Ethanol is an alcohol-based fuel additive derived from plant matter, such as corn or sugarcane, and is blended with gasoline to create motor fuel. Its primary purposes are to act as an oxygenate, which promotes cleaner combustion and reduces tailpipe emissions, and to increase the fuel’s octane rating, helping to prevent engine knocking. The question of whether you can use it in your car depends entirely on the vehicle’s design and the specific concentration of the blend. Modern engine management systems and fuel components are engineered to handle certain ethanol percentages, but exceeding those limits can lead to significant mechanical issues.
Understanding Common Ethanol Fuel Blends
Fuel blends are designated by an “E” followed by a number indicating the maximum percentage of ethanol by volume. The most common blend encountered at the pump is E10, which consists of up to 10% ethanol and 90% gasoline. Virtually all gasoline-powered vehicles sold in the United States since the 1980s are approved to use E10 without any modifications to the engine or fuel system. E10 is the standard fuel in many regions, often used to meet air quality requirements and boost octane.
A blend that is becoming more common is E15, which contains up to 15% ethanol and 85% gasoline. The Environmental Protection Agency (EPA) has approved E15 for use only in light-duty vehicles from the 2001 model year and newer. This higher concentration requires different material tolerances in the fuel system compared to standard E10, which is why it is legally restricted from use in older vehicles, motorcycles, or small, non-road engines.
The highest concentration commonly available is E85, often referred to as “flex fuel,” which is a blend containing between 51% and 83% ethanol, depending on the season and geographic location. This fuel is only suitable for specific vehicles known as Flexible Fuel Vehicles (FFVs). E85 has a significantly lower energy density than gasoline, meaning a compatible engine must inject a greater volume of fuel to achieve the same power output, necessitating specialized fuel delivery components and engine control unit (ECU) programming.
How to Determine Your Vehicle’s Compatibility
Verifying your vehicle’s compatibility with ethanol blends is a straightforward process that begins with the manufacturer’s documentation.
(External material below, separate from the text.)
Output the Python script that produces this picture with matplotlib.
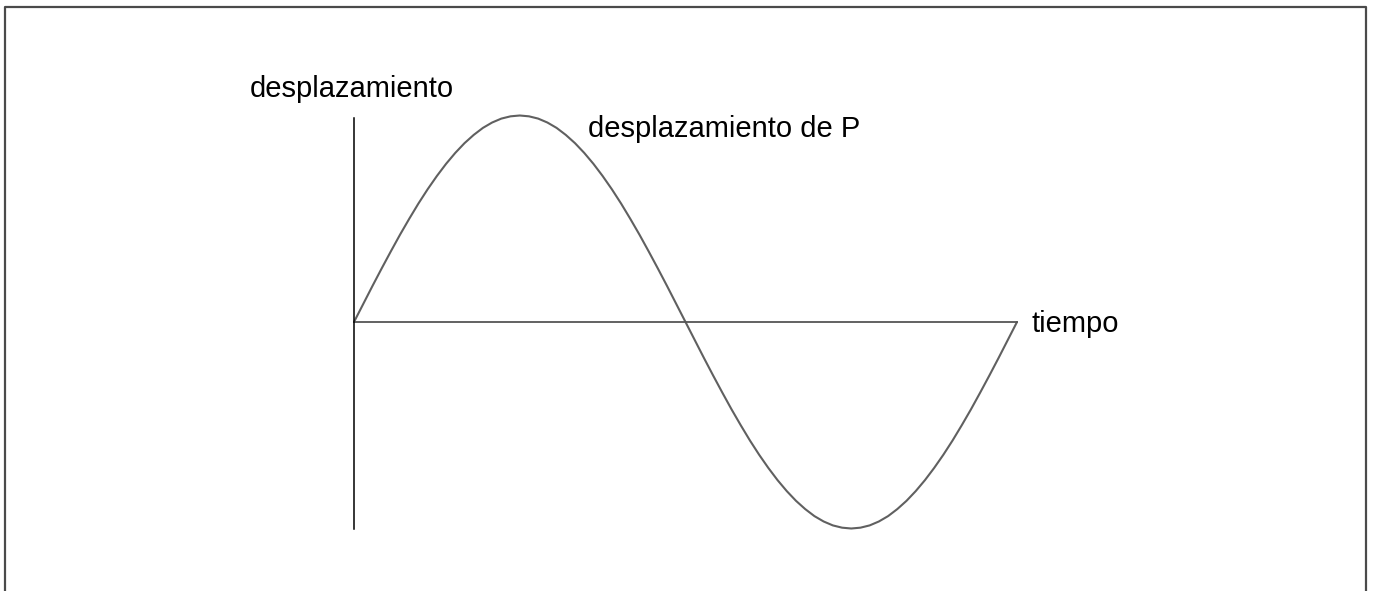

The most definitive source for fuel requirements is the vehicle’s owner’s manual, typically found in the glove compartment. You should consult the sections detailing fuel specifications or maintenance, which will explicitly state the maximum ethanol blend, such as E10 or E15, that the engine is designed to handle.
Visual indicators provide a quick secondary confirmation of compatibility, especially for E85. Flexible Fuel Vehicles are often marked with a “Flex Fuel” or “E85” badge on the exterior, usually on the trunk or fender. A particularly useful indicator is the color of the fuel filler cap or the ring around the fuel filler opening, which is often yellow on FFV models.
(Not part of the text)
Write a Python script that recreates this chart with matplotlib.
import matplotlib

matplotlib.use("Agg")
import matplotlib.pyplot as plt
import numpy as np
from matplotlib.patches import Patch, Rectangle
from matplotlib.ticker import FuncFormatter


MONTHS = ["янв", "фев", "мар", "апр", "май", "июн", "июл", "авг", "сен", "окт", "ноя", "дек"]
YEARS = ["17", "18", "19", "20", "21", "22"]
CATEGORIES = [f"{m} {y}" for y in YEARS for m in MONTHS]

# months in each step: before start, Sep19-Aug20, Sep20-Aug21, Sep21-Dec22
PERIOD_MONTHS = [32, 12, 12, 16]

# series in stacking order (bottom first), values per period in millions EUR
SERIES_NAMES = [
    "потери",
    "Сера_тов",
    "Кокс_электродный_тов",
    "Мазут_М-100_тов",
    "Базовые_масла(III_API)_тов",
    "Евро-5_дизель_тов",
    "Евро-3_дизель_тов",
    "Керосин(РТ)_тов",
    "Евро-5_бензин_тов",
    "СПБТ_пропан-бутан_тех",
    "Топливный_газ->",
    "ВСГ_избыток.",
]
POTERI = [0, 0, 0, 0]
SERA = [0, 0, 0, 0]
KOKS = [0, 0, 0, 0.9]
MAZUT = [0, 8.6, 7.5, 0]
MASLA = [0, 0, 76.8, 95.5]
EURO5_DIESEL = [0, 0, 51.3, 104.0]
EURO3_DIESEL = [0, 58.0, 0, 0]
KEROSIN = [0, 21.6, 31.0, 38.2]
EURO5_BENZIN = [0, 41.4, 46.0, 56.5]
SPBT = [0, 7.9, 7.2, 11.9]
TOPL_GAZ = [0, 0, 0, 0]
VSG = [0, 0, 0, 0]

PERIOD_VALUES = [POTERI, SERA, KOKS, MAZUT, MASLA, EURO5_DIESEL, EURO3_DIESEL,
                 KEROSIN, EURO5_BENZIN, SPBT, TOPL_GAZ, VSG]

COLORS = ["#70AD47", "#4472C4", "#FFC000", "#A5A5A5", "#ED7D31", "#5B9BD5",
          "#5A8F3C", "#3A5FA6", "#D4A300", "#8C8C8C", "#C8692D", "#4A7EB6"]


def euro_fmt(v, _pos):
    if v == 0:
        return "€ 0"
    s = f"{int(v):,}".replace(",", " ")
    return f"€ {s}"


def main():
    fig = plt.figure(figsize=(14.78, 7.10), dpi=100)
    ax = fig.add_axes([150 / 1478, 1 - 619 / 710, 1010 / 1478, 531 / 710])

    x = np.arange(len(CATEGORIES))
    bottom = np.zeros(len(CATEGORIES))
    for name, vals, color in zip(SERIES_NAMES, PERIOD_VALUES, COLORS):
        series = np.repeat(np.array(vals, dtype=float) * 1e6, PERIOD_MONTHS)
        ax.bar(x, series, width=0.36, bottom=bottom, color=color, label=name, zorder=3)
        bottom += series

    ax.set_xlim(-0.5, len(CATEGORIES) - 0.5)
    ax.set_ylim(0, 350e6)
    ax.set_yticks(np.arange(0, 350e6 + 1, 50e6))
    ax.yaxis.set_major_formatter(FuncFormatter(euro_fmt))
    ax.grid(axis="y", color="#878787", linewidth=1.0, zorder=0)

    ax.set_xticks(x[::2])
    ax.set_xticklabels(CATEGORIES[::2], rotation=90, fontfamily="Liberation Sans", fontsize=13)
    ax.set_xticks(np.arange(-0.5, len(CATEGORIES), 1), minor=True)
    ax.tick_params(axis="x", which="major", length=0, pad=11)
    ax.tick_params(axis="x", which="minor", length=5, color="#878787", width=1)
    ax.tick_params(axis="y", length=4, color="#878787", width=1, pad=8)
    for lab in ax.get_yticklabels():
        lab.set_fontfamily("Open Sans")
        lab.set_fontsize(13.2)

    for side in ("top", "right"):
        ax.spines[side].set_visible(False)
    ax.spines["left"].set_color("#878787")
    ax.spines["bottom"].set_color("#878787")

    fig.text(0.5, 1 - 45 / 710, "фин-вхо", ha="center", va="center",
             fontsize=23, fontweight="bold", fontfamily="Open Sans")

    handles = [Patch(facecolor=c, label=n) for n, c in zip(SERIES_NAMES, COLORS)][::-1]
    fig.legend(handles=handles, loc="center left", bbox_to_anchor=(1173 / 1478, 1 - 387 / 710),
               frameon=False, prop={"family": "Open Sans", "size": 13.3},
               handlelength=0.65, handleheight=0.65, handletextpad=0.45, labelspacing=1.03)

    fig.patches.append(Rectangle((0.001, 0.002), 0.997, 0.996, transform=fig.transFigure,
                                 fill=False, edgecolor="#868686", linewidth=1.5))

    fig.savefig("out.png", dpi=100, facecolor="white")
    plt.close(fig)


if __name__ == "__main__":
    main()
Another actionable step is to inspect the inside of the fuel filler door itself. Many manufacturers place a sticker or label here that clearly states the maximum allowable ethanol blend. If you own a pre-2001 vehicle, or operate small engines like those in lawnmowers or boats, exercise caution, as these systems were generally not designed for the solvent properties of ethanol, even at the 10% E10 level.
Effects of Using the Wrong Ethanol Fuel
Introducing a higher concentration of ethanol than your vehicle is designed for, such as using E85 in a standard gasoline car, creates several mechanical risks. The most immediate is the engine running in a “lean” condition, meaning there is too much air and not enough fuel for proper combustion. This occurs because the engine’s computer (ECU) is calibrated for the lower volume requirements of gasoline, and the lower energy density of high-ethanol fuel demands a much greater fuel volume to maintain the correct air-fuel ratio.
Ethanol is also hygroscopic, meaning it readily absorbs moisture from the atmosphere, which can lead to water accumulation in the fuel tank and lines. This water can then cause phase separation, where the water and ethanol separate from the gasoline and settle at the bottom of the tank, creating a highly corrosive mixture. This corrosive liquid attacks components not designed to withstand it, including certain types of rubber seals, plastic parts, and aluminum in the fuel pump and injectors.
Over time, this corrosive action can cause the degradation of fuel system components, leading to leaks, clogging of filters, and failure of the fuel pump or injectors. Performance issues will manifest as misfires, a reduction in power, and a loss of fuel economy, which is already a factor since ethanol contains roughly 27% less energy per gallon than pure gasoline. A non-compatible engine encountering a high ethanol blend will often trigger a check engine light as the ECU struggles to adjust the fuel trim to compensate for the incorrect mixture.